07 May 2012

Bad Economy, Tough Times, but wait … Why isn’t that so in aviation?

Jeremy-BandW-small-300x224Spartan has always maintained a leadership position is the aerospace community and when times were tough in the past the majority of the graduates were still able to find career positions that were based upon the knowledge and skill they learned during their time in Tulsa at Spartan. These days it seems that the rush is on for quality trained pilots and technicians even though we are living in some very challenging times.

In the header of this article I mentioned the “bad economy” but we aren’t feeling the effects of the economy so much in aviation. The reasons are many: 1) The global demand is strong 2) Technology keeps moving forward 3) Record Retirements 4) Stronger than expected commercial air travel 5) Stronger regulatory safety requirements and standards.

You may have already read the Boeing article detailing the need for over 1 million pilots and technicians that will be need between now and 2029 just to handle their current and projected aircraft orders. This is a large number but think about every other facet of aircraft manufacturing and what their needs may look like. Fleets worldwide are aging and the manufacturers are moving not only to replace these older planes for the obvious reasons but also because the newer aircraft are “greener” and far more fuel efficient. Fuel prices continue to be one of if not the largest risks for the airlines to sustain profitability. Today’s technician must be proficient in systems, have a strong understanding of composites and structures, and be adaptive to constantly changing environment. Pilots too must be able to adapt to modern systems in place in today’s cockpits.

The technology advancements that I mentioned are amazing with “next gen” technology, green technology for engines, advanced composite technology for airframes, more advanced computerized avionics suites, Global positioning systems, and advanced aircraft monitoring systems. These advancements challenge every pilot and technician to never stop learning and
moreover require the best and the brightest to fly and maintain them. Unlike other industries that are shrinking because of technology, aviation is growing because of it.

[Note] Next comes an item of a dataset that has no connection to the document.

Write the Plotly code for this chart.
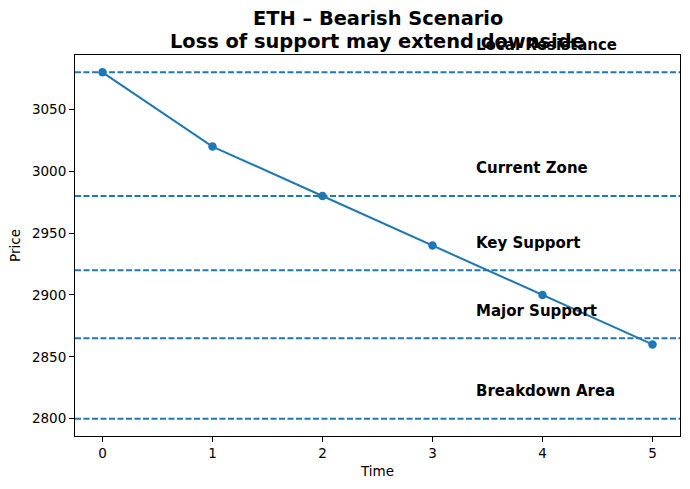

The retirements that were predicted in aviation for numbers of years are now upon us. In fact, it was in 2008 that the FAA extended the mandatory retirement age for pilots from 60 to 65 as the global shortfall was coming about. These pilot retirements are now eminent. The same holds true on even a larger scale for technicians. The fact of the matter is that
we have 1/3 less certified Airframe and Power plant technicians in this country than we did 10 years ago and many projections show that up to another 1/3 will retire over the next 7 to 10 years. Coupled with the growth in our industry the time is right to get involved in a career in aviation.

Passenger enplanements were up to 700 million last year for commercial air travel. This rapid pace of commercial air traffic rebound was not predicted during the economic meltdown of 2008. The FAA now projects steady increases year over year in commercial air travel with over 1 billion enplanements by 2016.

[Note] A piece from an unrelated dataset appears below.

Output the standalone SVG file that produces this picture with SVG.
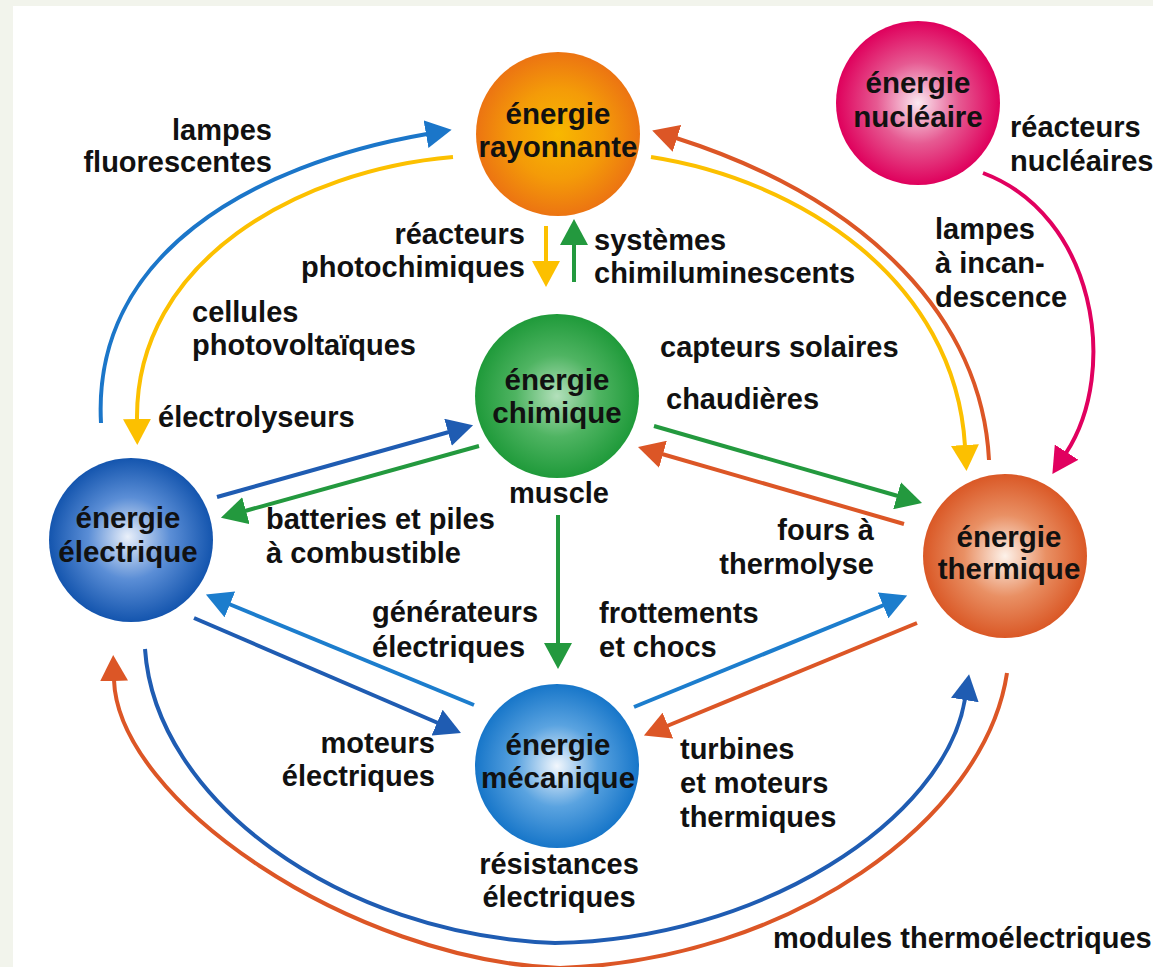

In short, you have chosen wisely to pursue the aerospace field for your career. Along with that choice comes opportunity and responsibility. The opportunities I have listed but the responsibilities are what set apart the great from the average in our industry. I am proud that you are being taught these responsibilities at Spartan. Safety, integrity, working independently as well as with teams, discipline, and respect for others; these are the things that aren’t in our promotional materials but I believe will set you apart from others in your peer groups graduating from colleges that teach similar curricula. Every rule and regulation that you are asked to adhere to as a student are the very things that employers value when coming to Spartan to recruit. Be Proud! Be Spartan!